> [What you have to do]:
From the listing below, output the lines between the one with "Convert this chart to Altair code." and the one with "x2=alt.value(600), y=alt.value(-33), y2=alt.value(500))", including those two, and nothing else. Pictures are not copied.

> [Charts and diagrams as code]:
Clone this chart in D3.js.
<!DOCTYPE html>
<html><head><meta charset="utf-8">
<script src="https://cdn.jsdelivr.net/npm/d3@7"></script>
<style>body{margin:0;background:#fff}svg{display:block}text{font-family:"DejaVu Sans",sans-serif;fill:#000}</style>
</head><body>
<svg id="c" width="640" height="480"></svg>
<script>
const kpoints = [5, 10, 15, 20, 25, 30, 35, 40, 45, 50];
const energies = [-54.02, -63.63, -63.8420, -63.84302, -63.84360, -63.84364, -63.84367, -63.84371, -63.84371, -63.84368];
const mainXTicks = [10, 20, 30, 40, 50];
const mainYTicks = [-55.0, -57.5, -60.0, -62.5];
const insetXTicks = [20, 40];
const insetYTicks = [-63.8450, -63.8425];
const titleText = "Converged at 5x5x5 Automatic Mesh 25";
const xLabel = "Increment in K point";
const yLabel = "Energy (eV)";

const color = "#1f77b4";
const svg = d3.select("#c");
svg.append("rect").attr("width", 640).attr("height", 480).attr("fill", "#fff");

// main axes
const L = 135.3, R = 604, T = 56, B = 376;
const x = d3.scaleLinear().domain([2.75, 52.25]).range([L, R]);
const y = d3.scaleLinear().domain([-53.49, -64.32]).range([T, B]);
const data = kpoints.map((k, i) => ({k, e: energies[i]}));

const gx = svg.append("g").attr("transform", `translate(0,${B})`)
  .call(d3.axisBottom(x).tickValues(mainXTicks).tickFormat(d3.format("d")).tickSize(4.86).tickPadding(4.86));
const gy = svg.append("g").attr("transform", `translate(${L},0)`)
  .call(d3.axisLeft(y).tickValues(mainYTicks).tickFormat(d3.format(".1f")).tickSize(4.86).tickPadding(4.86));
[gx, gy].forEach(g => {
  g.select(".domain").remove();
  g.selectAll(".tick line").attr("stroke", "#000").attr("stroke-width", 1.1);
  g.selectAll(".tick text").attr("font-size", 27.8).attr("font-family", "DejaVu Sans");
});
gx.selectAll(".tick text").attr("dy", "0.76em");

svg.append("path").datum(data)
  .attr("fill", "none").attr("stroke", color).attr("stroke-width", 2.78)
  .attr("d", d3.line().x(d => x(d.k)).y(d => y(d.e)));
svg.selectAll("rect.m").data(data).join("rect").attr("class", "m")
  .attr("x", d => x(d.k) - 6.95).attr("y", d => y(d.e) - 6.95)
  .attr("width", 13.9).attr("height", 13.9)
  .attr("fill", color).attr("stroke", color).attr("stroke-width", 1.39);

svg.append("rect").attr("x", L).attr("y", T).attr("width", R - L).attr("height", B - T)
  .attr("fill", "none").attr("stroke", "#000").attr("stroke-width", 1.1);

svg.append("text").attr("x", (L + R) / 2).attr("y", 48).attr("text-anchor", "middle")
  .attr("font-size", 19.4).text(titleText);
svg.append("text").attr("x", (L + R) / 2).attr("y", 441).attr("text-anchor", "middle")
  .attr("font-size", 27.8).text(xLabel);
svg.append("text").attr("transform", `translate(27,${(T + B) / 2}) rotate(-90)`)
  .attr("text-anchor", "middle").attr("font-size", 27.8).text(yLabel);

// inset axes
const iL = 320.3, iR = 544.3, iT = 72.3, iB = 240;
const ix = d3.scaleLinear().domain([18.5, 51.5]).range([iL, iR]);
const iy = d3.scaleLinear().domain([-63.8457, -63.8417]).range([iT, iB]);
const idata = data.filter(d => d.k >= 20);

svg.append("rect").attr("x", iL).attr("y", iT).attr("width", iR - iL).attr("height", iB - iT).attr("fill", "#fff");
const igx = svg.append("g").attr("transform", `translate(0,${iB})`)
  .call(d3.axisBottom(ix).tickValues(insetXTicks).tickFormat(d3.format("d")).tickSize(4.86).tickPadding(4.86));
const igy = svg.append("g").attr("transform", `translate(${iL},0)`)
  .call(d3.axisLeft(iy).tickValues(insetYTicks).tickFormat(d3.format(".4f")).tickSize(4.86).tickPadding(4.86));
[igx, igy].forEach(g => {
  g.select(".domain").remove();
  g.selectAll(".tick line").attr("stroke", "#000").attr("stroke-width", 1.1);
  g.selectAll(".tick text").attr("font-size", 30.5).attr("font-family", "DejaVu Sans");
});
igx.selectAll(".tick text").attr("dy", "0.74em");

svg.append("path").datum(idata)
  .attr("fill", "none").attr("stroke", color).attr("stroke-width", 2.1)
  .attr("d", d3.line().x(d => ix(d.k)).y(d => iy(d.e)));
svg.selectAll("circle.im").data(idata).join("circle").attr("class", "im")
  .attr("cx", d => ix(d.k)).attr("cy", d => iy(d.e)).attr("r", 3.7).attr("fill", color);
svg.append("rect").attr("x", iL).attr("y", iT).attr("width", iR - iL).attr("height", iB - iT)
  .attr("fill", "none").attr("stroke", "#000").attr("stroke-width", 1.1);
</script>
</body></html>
==
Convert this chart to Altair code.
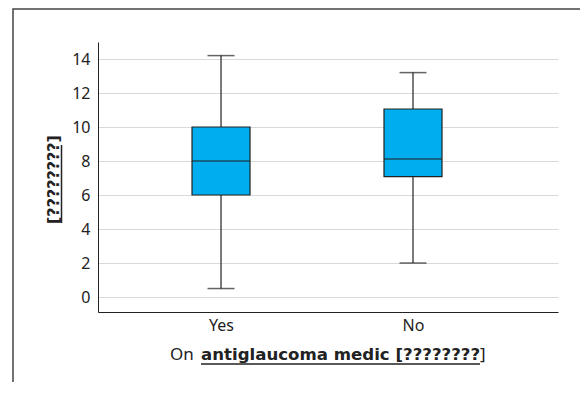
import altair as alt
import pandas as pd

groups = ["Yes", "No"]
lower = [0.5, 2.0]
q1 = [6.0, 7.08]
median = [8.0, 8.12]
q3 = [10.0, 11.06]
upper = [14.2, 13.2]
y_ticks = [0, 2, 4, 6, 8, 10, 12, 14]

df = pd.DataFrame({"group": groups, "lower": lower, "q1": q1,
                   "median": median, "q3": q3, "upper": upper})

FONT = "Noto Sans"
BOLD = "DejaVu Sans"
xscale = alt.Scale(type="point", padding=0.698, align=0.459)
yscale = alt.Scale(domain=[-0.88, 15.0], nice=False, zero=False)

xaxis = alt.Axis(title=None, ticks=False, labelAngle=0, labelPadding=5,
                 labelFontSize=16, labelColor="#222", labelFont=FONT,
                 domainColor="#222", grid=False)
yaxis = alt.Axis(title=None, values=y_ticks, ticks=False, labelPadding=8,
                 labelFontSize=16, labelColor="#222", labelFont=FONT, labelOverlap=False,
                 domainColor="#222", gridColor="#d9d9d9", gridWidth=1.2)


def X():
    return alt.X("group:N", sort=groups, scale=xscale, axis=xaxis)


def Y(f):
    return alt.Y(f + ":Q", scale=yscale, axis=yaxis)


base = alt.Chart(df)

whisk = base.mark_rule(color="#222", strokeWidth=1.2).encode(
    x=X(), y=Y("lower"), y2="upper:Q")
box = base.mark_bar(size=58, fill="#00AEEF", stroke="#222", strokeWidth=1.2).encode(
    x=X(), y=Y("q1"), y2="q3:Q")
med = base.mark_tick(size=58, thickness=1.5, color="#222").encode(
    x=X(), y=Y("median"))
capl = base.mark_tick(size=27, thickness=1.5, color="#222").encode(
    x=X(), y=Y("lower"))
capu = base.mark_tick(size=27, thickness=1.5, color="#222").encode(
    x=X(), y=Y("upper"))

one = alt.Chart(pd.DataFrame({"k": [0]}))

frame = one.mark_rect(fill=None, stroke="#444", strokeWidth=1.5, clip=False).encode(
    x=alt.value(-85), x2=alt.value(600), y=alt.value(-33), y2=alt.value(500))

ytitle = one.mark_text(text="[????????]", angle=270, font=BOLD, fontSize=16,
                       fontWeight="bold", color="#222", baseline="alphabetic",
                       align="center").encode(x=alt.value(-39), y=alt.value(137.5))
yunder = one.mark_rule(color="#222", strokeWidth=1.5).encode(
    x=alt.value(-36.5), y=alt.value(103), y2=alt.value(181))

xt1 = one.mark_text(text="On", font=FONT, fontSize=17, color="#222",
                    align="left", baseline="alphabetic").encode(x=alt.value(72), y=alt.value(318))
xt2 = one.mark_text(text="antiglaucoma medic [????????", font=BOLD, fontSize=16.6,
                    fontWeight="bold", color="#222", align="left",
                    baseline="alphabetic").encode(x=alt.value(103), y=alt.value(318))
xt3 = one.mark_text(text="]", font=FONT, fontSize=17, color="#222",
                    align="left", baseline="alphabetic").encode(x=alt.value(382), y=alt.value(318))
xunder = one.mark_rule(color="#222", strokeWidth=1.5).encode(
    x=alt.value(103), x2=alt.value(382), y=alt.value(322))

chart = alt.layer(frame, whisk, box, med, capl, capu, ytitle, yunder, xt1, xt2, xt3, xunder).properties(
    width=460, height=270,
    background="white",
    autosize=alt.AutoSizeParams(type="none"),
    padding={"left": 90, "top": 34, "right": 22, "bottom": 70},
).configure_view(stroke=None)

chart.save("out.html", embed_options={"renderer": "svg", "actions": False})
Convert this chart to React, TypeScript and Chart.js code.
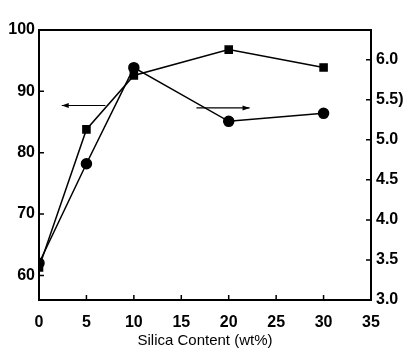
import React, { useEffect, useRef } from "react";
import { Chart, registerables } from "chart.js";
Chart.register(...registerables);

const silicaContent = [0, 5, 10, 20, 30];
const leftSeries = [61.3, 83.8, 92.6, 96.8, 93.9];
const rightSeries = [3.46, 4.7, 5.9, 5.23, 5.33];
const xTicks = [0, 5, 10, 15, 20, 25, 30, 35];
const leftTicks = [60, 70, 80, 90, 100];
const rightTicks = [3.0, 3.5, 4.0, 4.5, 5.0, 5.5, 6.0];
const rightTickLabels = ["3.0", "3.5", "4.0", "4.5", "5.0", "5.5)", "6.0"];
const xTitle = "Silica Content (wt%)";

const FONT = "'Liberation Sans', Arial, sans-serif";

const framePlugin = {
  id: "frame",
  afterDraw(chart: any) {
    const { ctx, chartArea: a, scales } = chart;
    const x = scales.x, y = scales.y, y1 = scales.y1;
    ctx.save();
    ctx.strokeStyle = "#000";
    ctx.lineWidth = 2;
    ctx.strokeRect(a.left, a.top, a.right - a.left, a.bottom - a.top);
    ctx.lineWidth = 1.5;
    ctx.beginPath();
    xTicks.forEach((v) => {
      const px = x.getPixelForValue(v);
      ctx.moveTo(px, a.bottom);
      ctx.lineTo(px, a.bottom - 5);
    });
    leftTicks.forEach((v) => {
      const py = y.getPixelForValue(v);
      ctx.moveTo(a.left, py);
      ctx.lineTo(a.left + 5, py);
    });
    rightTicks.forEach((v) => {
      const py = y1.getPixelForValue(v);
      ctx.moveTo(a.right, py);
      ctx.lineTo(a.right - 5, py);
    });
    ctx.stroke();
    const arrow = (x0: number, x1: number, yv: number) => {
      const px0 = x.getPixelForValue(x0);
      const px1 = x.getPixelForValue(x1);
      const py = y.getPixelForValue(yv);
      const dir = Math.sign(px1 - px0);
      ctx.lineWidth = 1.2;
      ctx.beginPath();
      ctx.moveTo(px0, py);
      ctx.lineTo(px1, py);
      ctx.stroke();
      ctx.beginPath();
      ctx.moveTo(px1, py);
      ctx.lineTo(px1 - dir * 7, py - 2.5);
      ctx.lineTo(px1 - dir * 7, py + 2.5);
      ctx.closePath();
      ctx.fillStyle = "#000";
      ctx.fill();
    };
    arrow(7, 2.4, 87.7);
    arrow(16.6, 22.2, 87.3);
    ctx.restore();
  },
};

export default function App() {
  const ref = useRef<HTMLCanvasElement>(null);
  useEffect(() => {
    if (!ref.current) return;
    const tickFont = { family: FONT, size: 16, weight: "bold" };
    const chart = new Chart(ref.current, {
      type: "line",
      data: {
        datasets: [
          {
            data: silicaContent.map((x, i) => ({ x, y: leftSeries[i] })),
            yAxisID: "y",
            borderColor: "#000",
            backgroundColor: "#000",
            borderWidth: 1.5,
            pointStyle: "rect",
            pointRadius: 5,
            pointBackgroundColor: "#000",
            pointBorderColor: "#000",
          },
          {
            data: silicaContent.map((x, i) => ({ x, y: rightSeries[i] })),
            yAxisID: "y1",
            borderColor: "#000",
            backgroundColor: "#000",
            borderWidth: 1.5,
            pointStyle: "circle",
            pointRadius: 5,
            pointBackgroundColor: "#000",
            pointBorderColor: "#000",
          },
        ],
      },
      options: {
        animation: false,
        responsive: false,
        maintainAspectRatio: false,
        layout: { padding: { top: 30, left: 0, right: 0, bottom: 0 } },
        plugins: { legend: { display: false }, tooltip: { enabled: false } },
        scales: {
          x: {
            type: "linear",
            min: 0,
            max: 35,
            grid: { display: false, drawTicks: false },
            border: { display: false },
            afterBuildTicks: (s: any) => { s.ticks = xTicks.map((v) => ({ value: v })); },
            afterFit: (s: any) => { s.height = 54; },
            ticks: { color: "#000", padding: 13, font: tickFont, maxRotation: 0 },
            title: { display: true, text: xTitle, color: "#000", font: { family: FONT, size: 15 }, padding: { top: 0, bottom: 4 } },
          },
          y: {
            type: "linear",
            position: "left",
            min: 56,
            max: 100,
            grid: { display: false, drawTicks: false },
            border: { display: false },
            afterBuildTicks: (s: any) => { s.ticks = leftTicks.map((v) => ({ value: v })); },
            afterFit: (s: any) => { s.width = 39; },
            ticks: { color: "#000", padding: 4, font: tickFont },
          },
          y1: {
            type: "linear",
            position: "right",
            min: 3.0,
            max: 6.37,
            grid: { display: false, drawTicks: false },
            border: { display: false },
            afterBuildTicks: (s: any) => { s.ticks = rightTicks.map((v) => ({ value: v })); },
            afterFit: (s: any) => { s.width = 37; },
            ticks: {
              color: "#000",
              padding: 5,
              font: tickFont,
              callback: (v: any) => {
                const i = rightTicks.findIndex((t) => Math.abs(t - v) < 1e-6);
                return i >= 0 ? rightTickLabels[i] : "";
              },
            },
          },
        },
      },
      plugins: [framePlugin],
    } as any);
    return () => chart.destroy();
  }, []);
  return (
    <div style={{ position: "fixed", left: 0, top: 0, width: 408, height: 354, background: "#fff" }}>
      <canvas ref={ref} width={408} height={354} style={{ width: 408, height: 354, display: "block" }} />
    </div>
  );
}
* * *
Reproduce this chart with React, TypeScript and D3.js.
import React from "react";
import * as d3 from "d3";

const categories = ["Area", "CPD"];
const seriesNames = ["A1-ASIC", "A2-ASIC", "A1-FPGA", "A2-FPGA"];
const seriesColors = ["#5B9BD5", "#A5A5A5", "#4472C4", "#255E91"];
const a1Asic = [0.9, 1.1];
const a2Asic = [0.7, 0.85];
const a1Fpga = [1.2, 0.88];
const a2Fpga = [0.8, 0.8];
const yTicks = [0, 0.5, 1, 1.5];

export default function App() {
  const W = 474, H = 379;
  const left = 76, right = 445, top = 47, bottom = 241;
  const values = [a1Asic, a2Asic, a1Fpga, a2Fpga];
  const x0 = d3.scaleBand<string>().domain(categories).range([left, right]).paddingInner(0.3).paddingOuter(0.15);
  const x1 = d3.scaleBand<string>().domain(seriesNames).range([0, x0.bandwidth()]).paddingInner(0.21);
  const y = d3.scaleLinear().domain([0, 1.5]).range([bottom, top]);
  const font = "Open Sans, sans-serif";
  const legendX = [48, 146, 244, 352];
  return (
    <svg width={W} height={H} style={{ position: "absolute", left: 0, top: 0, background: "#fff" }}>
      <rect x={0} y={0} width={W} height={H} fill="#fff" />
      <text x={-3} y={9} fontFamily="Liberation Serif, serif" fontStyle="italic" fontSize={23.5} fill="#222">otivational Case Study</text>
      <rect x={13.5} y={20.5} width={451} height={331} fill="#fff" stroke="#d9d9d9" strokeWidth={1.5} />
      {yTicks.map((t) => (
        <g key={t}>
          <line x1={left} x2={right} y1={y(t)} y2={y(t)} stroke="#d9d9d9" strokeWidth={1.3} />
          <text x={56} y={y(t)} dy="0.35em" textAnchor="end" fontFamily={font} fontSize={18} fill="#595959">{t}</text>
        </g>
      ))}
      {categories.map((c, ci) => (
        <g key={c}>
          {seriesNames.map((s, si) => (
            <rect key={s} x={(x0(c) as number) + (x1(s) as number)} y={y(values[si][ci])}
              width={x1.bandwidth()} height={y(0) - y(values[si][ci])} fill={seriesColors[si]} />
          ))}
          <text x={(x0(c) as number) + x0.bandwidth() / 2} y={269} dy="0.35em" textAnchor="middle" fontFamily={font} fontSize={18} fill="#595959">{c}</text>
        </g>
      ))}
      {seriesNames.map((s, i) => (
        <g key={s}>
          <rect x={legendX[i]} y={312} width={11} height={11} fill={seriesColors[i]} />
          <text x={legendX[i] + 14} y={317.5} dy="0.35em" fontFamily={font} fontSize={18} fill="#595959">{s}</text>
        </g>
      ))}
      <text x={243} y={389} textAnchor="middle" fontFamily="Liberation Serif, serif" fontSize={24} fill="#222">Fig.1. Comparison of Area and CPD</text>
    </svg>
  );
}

> [Exercise answer]:
Convert this chart to Altair code.
import altair as alt
import pandas as pd

groups = ["Yes", "No"]
lower = [0.5, 2.0]
q1 = [6.0, 7.08]
median = [8.0, 8.12]
q3 = [10.0, 11.06]
upper = [14.2, 13.2]
y_ticks = [0, 2, 4, 6, 8, 10, 12, 14]

df = pd.DataFrame({"group": groups, "lower": lower, "q1": q1,
                   "median": median, "q3": q3, "upper": upper})

FONT = "Noto Sans"
BOLD = "DejaVu Sans"
xscale = alt.Scale(type="point", padding=0.698, align=0.459)
yscale = alt.Scale(domain=[-0.88, 15.0], nice=False, zero=False)

xaxis = alt.Axis(title=None, ticks=False, labelAngle=0, labelPadding=5,
                 labelFontSize=16, labelColor="#222", labelFont=FONT,
                 domainColor="#222", grid=False)
yaxis = alt.Axis(title=None, values=y_ticks, ticks=False, labelPadding=8,
                 labelFontSize=16, labelColor="#222", labelFont=FONT, labelOverlap=False,
                 domainColor="#222", gridColor="#d9d9d9", gridWidth=1.2)


def X():
    return alt.X("group:N", sort=groups, scale=xscale, axis=xaxis)


def Y(f):
    return alt.Y(f + ":Q", scale=yscale, axis=yaxis)


base = alt.Chart(df)

whisk = base.mark_rule(color="#222", strokeWidth=1.2).encode(
    x=X(), y=Y("lower"), y2="upper:Q")
box = base.mark_bar(size=58, fill="#00AEEF", stroke="#222", strokeWidth=1.2).encode(
    x=X(), y=Y("q1"), y2="q3:Q")
med = base.mark_tick(size=58, thickness=1.5, color="#222").encode(
    x=X(), y=Y("median"))
capl = base.mark_tick(size=27, thickness=1.5, color="#222").encode(
    x=X(), y=Y("lower"))
capu = base.mark_tick(size=27, thickness=1.5, color="#222").encode(
    x=X(), y=Y("upper"))

one = alt.Chart(pd.DataFrame({"k": [0]}))

frame = one.mark_rect(fill=None, stroke="#444", strokeWidth=1.5, clip=False).encode(
    x=alt.value(-85), x2=alt.value(600), y=alt.value(-33), y2=alt.value(500))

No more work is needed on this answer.